Thee earthquake is so strong and widespread that a wave of solidarity and concern is sweeping Pakistan. Social media is abuzz when we are supposed to be going to bed. We hope it is not a severe disaster. That is the last thing we need at a time like this. We are already in a difficult time with the coronavirus pandemic. Imagine if an earthquake displaces people and forces them into crowded shelters or if the movement of aid workers spreads the virus. And we won’t be able to receive the level of international help that we did with the 2005 Kashmir earthquake that killed more than 70,000 Pakistanis and left 3.5 homeless, because the entire world is struggling. This tremor is a reminder to us of how much we remain at risk of disaster and this pandemic is our most vulnerable time.
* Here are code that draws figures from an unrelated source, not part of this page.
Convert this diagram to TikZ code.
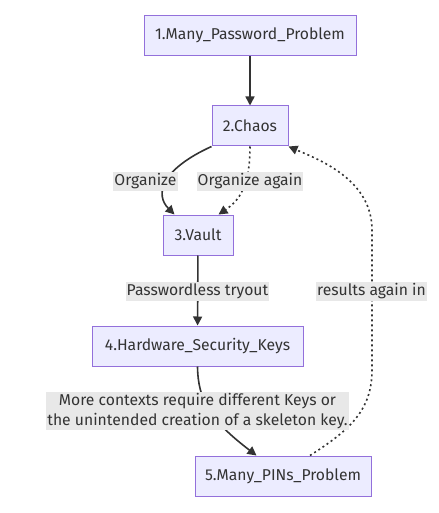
\documentclass[tikz,border=0pt]{standalone}
\usepackage{fontspec}
\setmainfont{Fira Sans}
\usetikzlibrary{arrows.meta}
\begin{document}
\begin{tikzpicture}[x=1bp, y=-1bp, font=\fontsize{15.7bp}{20bp}\selectfont,
  box/.style={draw=boxline, fill=boxfill, line width=1bp, text=ink, minimum height=40bp, inner sep=0pt},
  lbl/.style={fill=lblfill, text=ink, inner sep=1bp, minimum height=19bp},
  arr/.style={draw=ink, line width=1.6bp, -{Triangle[length=9bp,width=9bp]}},
  dots/.style={dash pattern=on 2bp off 3bp}]
\definecolor{boxfill}{HTML}{ECECFF}
\definecolor{boxline}{HTML}{9370DB}
\definecolor{lblfill}{HTML}{E8E8E8}
\definecolor{ink}{HTML}{333333}
\useasboundingbox (0,0) rectangle (439,513);
\node[box, minimum width=212bp] (n1) at (250,35.5) {1.Many\_Password\_Problem};
\node[box, minimum width=76bp] (n2) at (250,126) {2.Chaos};
\node[box, minimum width=70bp] (n3) at (198,235) {3.Vault};
\node[box, minimum width=211bp] (n4) at (197.5,346) {4.Hardware\_Security\_Keys};
\node[box, minimum width=176bp] (n5) at (283,476) {5.Many\_PINs\_Problem};
% edges
\draw[arr] (n1) -- (n2);
\draw[arr] (n2.south west) .. controls (160,170) and (155,195) .. ([xshift=12bp]n3.north west);
\draw[arr, dots] (n2.south) .. controls (250,185) and (240,200) .. ([xshift=-15bp]n3.north east);
\draw[arr] (n3) -- (n4);
\draw[arr] (n4.south) .. controls (198,400) and (210,420) .. ([xshift=62bp]n5.north west);
\draw[arr, dots] ([xshift=27bp]n5.north) .. controls (350,430) and (372,410) .. (372,370)
  -- (372,230) .. controls (372,180) and (320,160) .. (n2.south east);
% edge labels
\node[lbl] (l1) at (145.5,181.5) {Organize};
\node[lbl] (l2) at (250,181.5) {Organize again};
\node[lbl] (l3) at (197.5,291.5) {Passwordless tryout};
\node[lbl] (l4) at (371.5,291.5) {results again in};
\node[lbl, align=center] (l5) at (197.5,411) {More contexts require different Keys or\\the unintended creation of a skeleton key.};
\end{tikzpicture}
\end{document}
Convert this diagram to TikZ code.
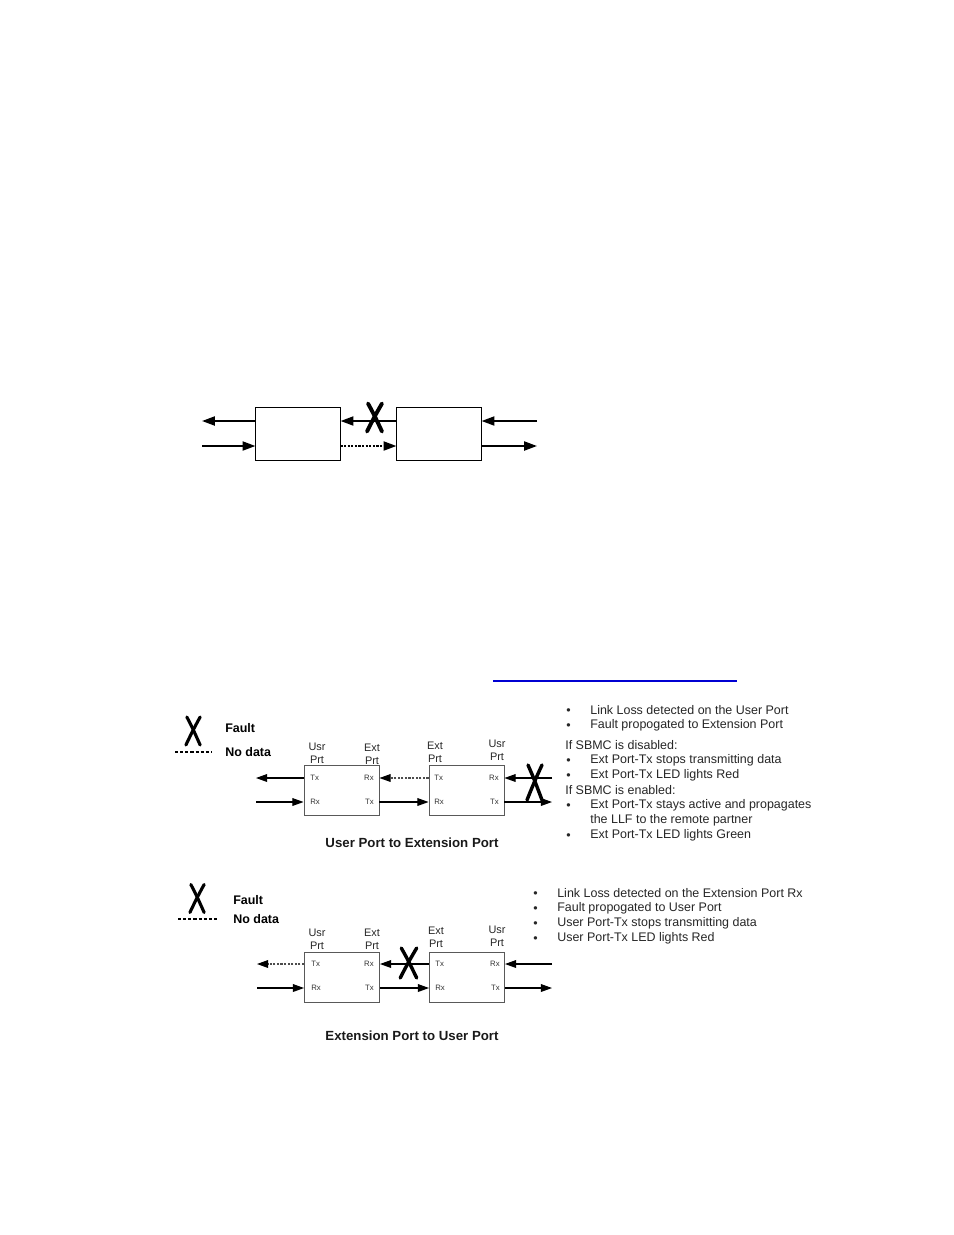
\documentclass[tikz,border=0pt]{standalone}
\usepackage{fontspec}
\setmainfont{Liberation Sans}
\usetikzlibrary{arrows.meta, positioning, calc}
\definecolor{linkblue}{RGB}{0,0,210}
\tikzset{
    box/.style={draw, line width=0.6pt, minimum width=54pt, minimum height=34pt, inner sep=0pt},
    portbox/.style={draw=black!65, line width=0.6pt, minimum width=48.1pt, minimum height=32.1pt, inner sep=0pt},
    bigarrow/.style={-{Triangle[length=8.3pt, width=5.8pt]}, line width=1.3pt},
    link/.style={-{Triangle[length=7.2pt, width=5pt, color=black]}, line width=0.7pt},
    nodata/.style={dash pattern=on 1.4pt off 0.9pt},
    port/.style={font=\fontsize{5}{6}\selectfont, text=black!80, inner sep=0pt},
    portname/.style={font=\fontsize{7}{8.3}\selectfont, text=black!85, align=center, inner sep=0pt},
    note/.style={font=\fontsize{8}{9.6}\selectfont, text=black!85, anchor=west, inner sep=0pt},
    dot/.style={note, yshift=-1pt},
    legend/.style={font=\fontsize{8}{9.6}\selectfont\bfseries, anchor=west, inner sep=0pt},
    caption/.style={font=\fontsize{8.5}{10}\selectfont\bfseries, text=black!90, inner sep=0pt},
    % hand drawn fault mark, 16 x 28 units
    faultx/.pic={
        \draw[line cap=round] (-7,-14) .. controls (-1,-3) .. (7,14);
        \draw[line cap=round] (7,-14) .. controls (0,-2) and (-4,6) .. (-8,14);
    },
}
\begin{document}
\begin{tikzpicture}[x=0.6415pt, y=-0.6415pt]
    \useasboundingbox (0,0) rectangle (954,1235);

    % plain link loss sketch
    \node[box] (usr1) at (298,433.5) {};
    \node[box] (ext1) at (439,433.5) {};
    \coordinate (usr1-out) at (202,421);
    \coordinate (usr1-in) at (202,446);
    \coordinate (ext1-in) at (537,421);
    \coordinate (ext1-out) at (537,446);
    \draw[bigarrow] (usr1.west |- usr1-out) -- (usr1-out);
    \draw[bigarrow] (usr1-in) -- (usr1.west |- usr1-in);
    \draw[bigarrow] (ext1.west |- usr1-out) -- (usr1.east |- usr1-out);
    \draw[bigarrow, nodata] (usr1.east |- usr1-in) -- (ext1.west |- usr1-in);
    \draw[bigarrow] (ext1-in) -- (ext1.east |- ext1-in);
    \draw[bigarrow] (ext1.east |- ext1-out) -- (ext1-out);
    \pic[line width=2.5pt] at (375,417.5) {faultx};

    \draw[line width=1pt, linkblue] (493,681) -- (737,681);

    % user port to extension port
    \pic[line width=2pt, xscale=0.95] at (193.5,731) {faultx};
    \node[legend] (fault-a) at (225,728) {Fault};
    \node[legend] (nodata-a) at (225,752) {No data};
    \draw[line width=0.7pt, dash pattern=on 2pt off 1.3pt] (175,752) -- (212,752);

    \node[portbox] (usr2) at (341.5,790) {};
    \node[portbox] (ext2) at (466.5,790) {};
    \node[portname] at (317,753.5) {Usr\\Prt};
    \node[portname] at (372,754) {Ext\\Prt};
    \node[portname] at (435,752) {Ext\\Prt};
    \node[portname] at (497,750) {Usr\\Prt};
    \node[port, anchor=west] (usr2-tx) at (310,778) {Tx};
    \node[port, anchor=west] (usr2-rx) at (310,802) {Rx};
    \node[port, anchor=east] (usr2-erx) at (374,778) {Rx};
    \node[port, anchor=east] (usr2-etx) at (374,802) {Tx};
    \node[port, anchor=west] (ext2-tx) at (434,778) {Tx};
    \node[port, anchor=west] (ext2-rx) at (434,802) {Rx};
    \node[port, anchor=east] (ext2-urx) at (499,778) {Rx};
    \node[port, anchor=east] (ext2-utx) at (499,802) {Tx};
    \coordinate (usr2-out) at (256,778);
    \coordinate (usr2-in) at (256,802);
    \coordinate (ext2-in) at (552,778);
    \coordinate (ext2-out) at (552,802);
    \draw[link] (usr2.west |- usr2-tx) -- (usr2-out);
    \draw[link] (usr2-in) -- (usr2.west |- usr2-rx);
    \draw[link, nodata, black!70] (ext2.west |- ext2-tx) -- (usr2.east |- usr2-erx);
    \draw[link] (usr2.east |- usr2-etx) -- (ext2.west |- ext2-rx);
    \draw[link] (ext2-in) -- (ext2.east |- ext2-urx);
    \draw[link] (ext2.east |- ext2-utx) -- (ext2-out);
    \pic[line width=2.2pt, yscale=1.25] at (535,782.5) {faultx};
    \node[caption] at (412,843) {User Port to Extension Port};

    \foreach \y/\txt in {710/Link Loss detected on the User Port,
                         725/Fault propogated to Extension Port,
                         760/Ext Port-Tx stops transmitting data,
                         775/Ext Port-Tx LED lights Red,
                         805/Ext Port-Tx stays active and propagates,
                         835/Ext Port-Tx LED lights Green}{
        \node[dot] at (566,\y) {\textbullet};
        \node[note] at (590,\y) {\txt};
    }
    \node[note] at (590,820) {the LLF to the remote partner};
    \node[note] at (565,745) {If SBMC is disabled:};
    \node[note] at (565,790) {If SBMC is enabled:};

    % extension port to user port
    \pic[line width=2pt, xscale=0.95] at (197.5,898.5) {faultx};
    \node[legend] (fault-b) at (233,900) {Fault};
    \node[legend] (nodata-b) at (233,919) {No data};
    \draw[line width=0.7pt, dash pattern=on 2pt off 1.3pt] (178,919) -- (217,919);

    \node[portbox] (usr3) at (342,977) {};
    \node[portbox] (ext3) at (467,977) {};
    \node[portname] at (317,939) {Usr\\Prt};
    \node[portname] at (372,939.5) {Ext\\Prt};
    \node[portname] at (436,937.5) {Ext\\Prt};
    \node[portname] at (497,936.5) {Usr\\Prt};
    \node[port, anchor=west] (usr3-tx) at (311,964) {Tx};
    \node[port, anchor=west] (usr3-rx) at (311,988) {Rx};
    \node[port, anchor=east] (usr3-erx) at (374,964) {Rx};
    \node[port, anchor=east] (usr3-etx) at (374,988) {Tx};
    \node[port, anchor=west] (ext3-tx) at (435,964) {Tx};
    \node[port, anchor=west] (ext3-rx) at (435,988) {Rx};
    \node[port, anchor=east] (ext3-urx) at (500,964) {Rx};
    \node[port, anchor=east] (ext3-utx) at (500,988) {Tx};
    \coordinate (usr3-out) at (257,964);
    \coordinate (usr3-in) at (257,988);
    \coordinate (ext3-in) at (552,964);
    \coordinate (ext3-out) at (552,988);
    \draw[link, nodata, black!70] (usr3.west |- usr3-tx) -- (usr3-out);
    \draw[link] (usr3-in) -- (usr3.west |- usr3-rx);
    \draw[link] (ext3.west |- ext3-tx) -- (usr3.east |- usr3-erx);
    \draw[link] (usr3.east |- usr3-etx) -- (ext3.west |- ext3-rx);
    \draw[link] (ext3-in) -- (ext3.east |- ext3-urx);
    \draw[link] (ext3.east |- ext3-utx) -- (ext3-out);
    \pic[line width=2.2pt, xscale=1.1, yscale=1.07] at (409,963) {faultx};
    \node[caption] at (412,1036) {Extension Port to User Port};

    \foreach \y/\txt in {893/Link Loss detected on the Extension Port Rx,
                         908/Fault propogated to User Port,
                         923/User Port-Tx stops transmitting data,
                         938/User Port-Tx LED lights Red}{
        \node[dot] at (533,\y) {\textbullet};
        \node[note] at (557,\y) {\txt};
    }
\end{tikzpicture}
\end{document}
When the Sun rises over Pakistan, we will know the full extent of what the quake has wrought within our nation. Let us ready for what may be a significant national emergency tomorrow. Watch out for landslides, avalanches, and glacial lake outburst floods in the northern areas. And Pakistanis should know that they have to remain wary. The authorities are warning of aftershocks following tonight’s quake. Any further tremors could bring down structures weakened by the previous earthquake. There is a more alarming possibility to take into account. What if instead of aftershocks after this, the tremor that just happened is a foreshock to a bigger earthquake that is coming? People should take precautions in the event of further quakes. They can spend all their time in certain locations that provide them safety, such as outside their homes or near the doorway. Just know that we cannot do things the way we used to be able to, such as moving into shelters with other people. PPLDM will be back with more coverage.
Stay safe, Pakistan. And let’s stand together.